• **SHORT TASK**
Write out the material again exactly, please, and omit the pictures.

+--

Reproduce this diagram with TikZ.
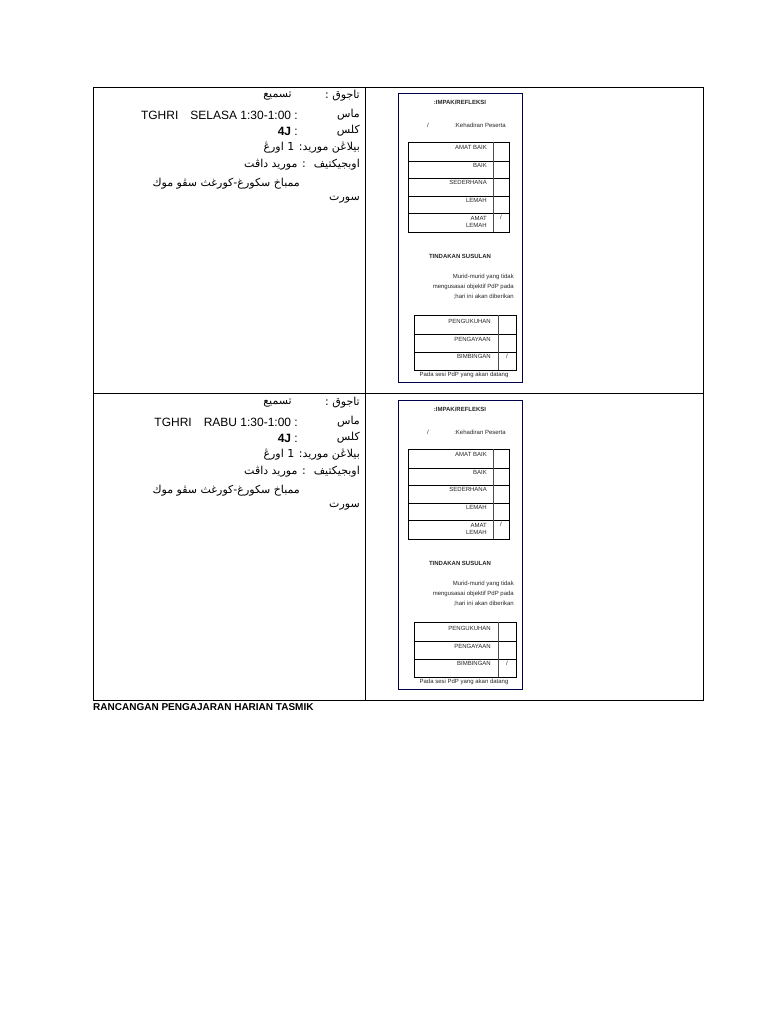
\documentclass[tikz,border=0pt]{standalone}
\usepackage{fontspec}
\setmainfont{Liberation Sans}
\newfontfamily\arabicfont[Script=Arabic]{DejaVu Sans}
\TeXXeTstate=1
\newcommand{\ar}[1]{{\arabicfont\beginR #1\endR}}
\begin{document}
\begin{tikzpicture}[x=1pt,y=-1pt,
  jw/.style={anchor=east,inner sep=0,font=\fontsize{11}{12}\selectfont},
  lt/.style={anchor=east,inner sep=0,font=\fontsize{12}{12}\selectfont},
  tiny/.style={inner sep=0,font=\fontsize{6}{7}\selectfont,text=black!85},
  nv/.style={draw=blue!30!black,line width=0.6pt}]
\useasboundingbox (0,0) rectangle (768,1024);
\fill[white] (0,0) rectangle (768,1024);
\draw[line width=0.6pt] (93,87) rectangle (703,700);
\draw[line width=0.6pt] (93,393) -- (703,393);
\draw[line width=0.6pt] (365,87) -- (365,700);
\foreach \dy/\day in {0/SELASA,307/RABU}{
\begin{scope}[yshift=-\dy]
\node[jw] (a1) at (360,96) {\ar{تاجوق :}};
\node[jw] (a1b) at (292,96) {\ar{تسميع}};
\node[jw] (a2) at (360,115) {\ar{ماس}};
\node[lt] (a2b) at (298,115) {TGHRI\quad\day{} 1:30-1:00 :};
\node[jw] (a3) at (360,131) {\ar{كلس}};
\node[lt] (a3b) at (298,131) {\textbf{4J} :};
\node[jw] (a4) at (360,148) {\ar{بيلاڠن موريد: 1 اورڠ}};
\node[jw] (a5) at (360,165) {\ar{اوبجيكتيف}};
\node[jw] (a5b) at (306,165) {\ar{: موريد داڤت}};
\node[jw] (a6) at (300,184) {\ar{ممباخ سكورغ-كورغث سڤو موك}};
\node[jw] (a7) at (360,200) {\ar{سورت}};
\draw[nv] (398,93) rectangle (522,382);
\node[tiny,font=\fontsize{6}{7}\bfseries] (t1) at (460,102) {:IMPAK/REFLEKSI};
\node[tiny] (t2) at (428,125) {/};
\node[tiny] (t3) at (480,125) {:Kehadiran Peserta};
\draw[line width=0.6pt] (408,142) rectangle (509,232);
\foreach \yy in {161,178,196,213}{\draw[line width=0.6pt] (408,\yy) -- (509,\yy);}
\draw[line width=0.9pt,black!70] (493,142) -- (493,232);
\node[tiny,anchor=east] (r1) at (487,147) {AMAT BAIK};
\node[tiny,anchor=east] (r2) at (487,165) {BAIK};
\node[tiny,anchor=east] (r3) at (487,182) {SEDERHANA};
\node[tiny,anchor=east] (r4) at (487,200) {LEMAH};
\node[tiny,anchor=east,align=right] (r5) at (487,222) {AMAT\\LEMAH};
\node[tiny] (r5m) at (501,217) {/};
\node[tiny,font=\fontsize{6}{7}\bfseries] (t4) at (460,256) {TINDAKAN SUSULAN};
\node[tiny,align=right,anchor=east,font=\fontsize{6}{10}\selectfont] (t5) at (514,287) {Murid-murid yang tidak\\mengusasai objektif PdP pada\\;hari ini akan diberikan};
\draw[line width=0.6pt] (414,315) rectangle (516,370);
\foreach \yy in {334,352}{\draw[line width=0.6pt] (414,\yy) -- (516,\yy);}
\draw[line width=0.9pt,black!70] (498,315) -- (498,370);
\node[tiny,anchor=east] (p1) at (491,321) {PENGUKUHAN};
\node[tiny,anchor=east] (p2) at (491,339) {PENGAYAAN};
\node[tiny,anchor=east] (p3) at (491,356) {BIMBINGAN};
\node[tiny] (p3m) at (507,356) {/};
\node[tiny] (t6) at (464,375) {Pada sesi PdP yang akan datang};
\end{scope}}
\node[anchor=west,inner sep=0,font=\fontsize{10}{11}\bfseries] (cap) at (93,707) {RANCANGAN PENGAJARAN HARIAN TASMIK};
\end{tikzpicture}
\end{document}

+--

• **FINISHED TASK**
Reproduce this diagram with TikZ.
\documentclass[tikz,border=0pt]{standalone}
\usepackage{fontspec}
\setmainfont{Liberation Sans}
\newfontfamily\arabicfont[Script=Arabic]{DejaVu Sans}
\TeXXeTstate=1
\newcommand{\ar}[1]{{\arabicfont\beginR #1\endR}}
\begin{document}
\begin{tikzpicture}[x=1pt,y=-1pt,
  jw/.style={anchor=east,inner sep=0,font=\fontsize{11}{12}\selectfont},
  lt/.style={anchor=east,inner sep=0,font=\fontsize{12}{12}\selectfont},
  tiny/.style={inner sep=0,font=\fontsize{6}{7}\selectfont,text=black!85},
  nv/.style={draw=blue!30!black,line width=0.6pt}]
\useasboundingbox (0,0) rectangle (768,1024);
\fill[white] (0,0) rectangle (768,1024);
\draw[line width=0.6pt] (93,87) rectangle (703,700);
\draw[line width=0.6pt] (93,393) -- (703,393);
\draw[line width=0.6pt] (365,87) -- (365,700);
\foreach \dy/\day in {0/SELASA,307/RABU}{
\begin{scope}[yshift=-\dy]
\node[jw] (a1) at (360,96) {\ar{تاجوق :}};
\node[jw] (a1b) at (292,96) {\ar{تسميع}};
\node[jw] (a2) at (360,115) {\ar{ماس}};
\node[lt] (a2b) at (298,115) {TGHRI\quad\day{} 1:30-1:00 :};
\node[jw] (a3) at (360,131) {\ar{كلس}};
\node[lt] (a3b) at (298,131) {\textbf{4J} :};
\node[jw] (a4) at (360,148) {\ar{بيلاڠن موريد: 1 اورڠ}};
\node[jw] (a5) at (360,165) {\ar{اوبجيكتيف}};
\node[jw] (a5b) at (306,165) {\ar{: موريد داڤت}};
\node[jw] (a6) at (300,184) {\ar{ممباخ سكورغ-كورغث سڤو موك}};
\node[jw] (a7) at (360,200) {\ar{سورت}};
\draw[nv] (398,93) rectangle (522,382);
\node[tiny,font=\fontsize{6}{7}\bfseries] (t1) at (460,102) {:IMPAK/REFLEKSI};
\node[tiny] (t2) at (428,125) {/};
\node[tiny] (t3) at (480,125) {:Kehadiran Peserta};
\draw[line width=0.6pt] (408,142) rectangle (509,232);
\foreach \yy in {161,178,196,213}{\draw[line width=0.6pt] (408,\yy) -- (509,\yy);}
\draw[line width=0.9pt,black!70] (493,142) -- (493,232);
\node[tiny,anchor=east] (r1) at (487,147) {AMAT BAIK};
\node[tiny,anchor=east] (r2) at (487,165) {BAIK};
\node[tiny,anchor=east] (r3) at (487,182) {SEDERHANA};
\node[tiny,anchor=east] (r4) at (487,200) {LEMAH};
\node[tiny,anchor=east,align=right] (r5) at (487,222) {AMAT\\LEMAH};
\node[tiny] (r5m) at (501,217) {/};
\node[tiny,font=\fontsize{6}{7}\bfseries] (t4) at (460,256) {TINDAKAN SUSULAN};
\node[tiny,align=right,anchor=east,font=\fontsize{6}{10}\selectfont] (t5) at (514,287) {Murid-murid yang tidak\\mengusasai objektif PdP pada\\;hari ini akan diberikan};
\draw[line width=0.6pt] (414,315) rectangle (516,370);
\foreach \yy in {334,352}{\draw[line width=0.6pt] (414,\yy) -- (516,\yy);}
\draw[line width=0.9pt,black!70] (498,315) -- (498,370);
\node[tiny,anchor=east] (p1) at (491,321) {PENGUKUHAN};
\node[tiny,anchor=east] (p2) at (491,339) {PENGAYAAN};
\node[tiny,anchor=east] (p3) at (491,356) {BIMBINGAN};
\node[tiny] (p3m) at (507,356) {/};
\node[tiny] (t6) at (464,375) {Pada sesi PdP yang akan datang};
\end{scope}}
\node[anchor=west,inner sep=0,font=\fontsize{10}{11}\bfseries] (cap) at (93,707) {RANCANGAN PENGAJARAN HARIAN TASMIK};
\end{tikzpicture}
\end{document}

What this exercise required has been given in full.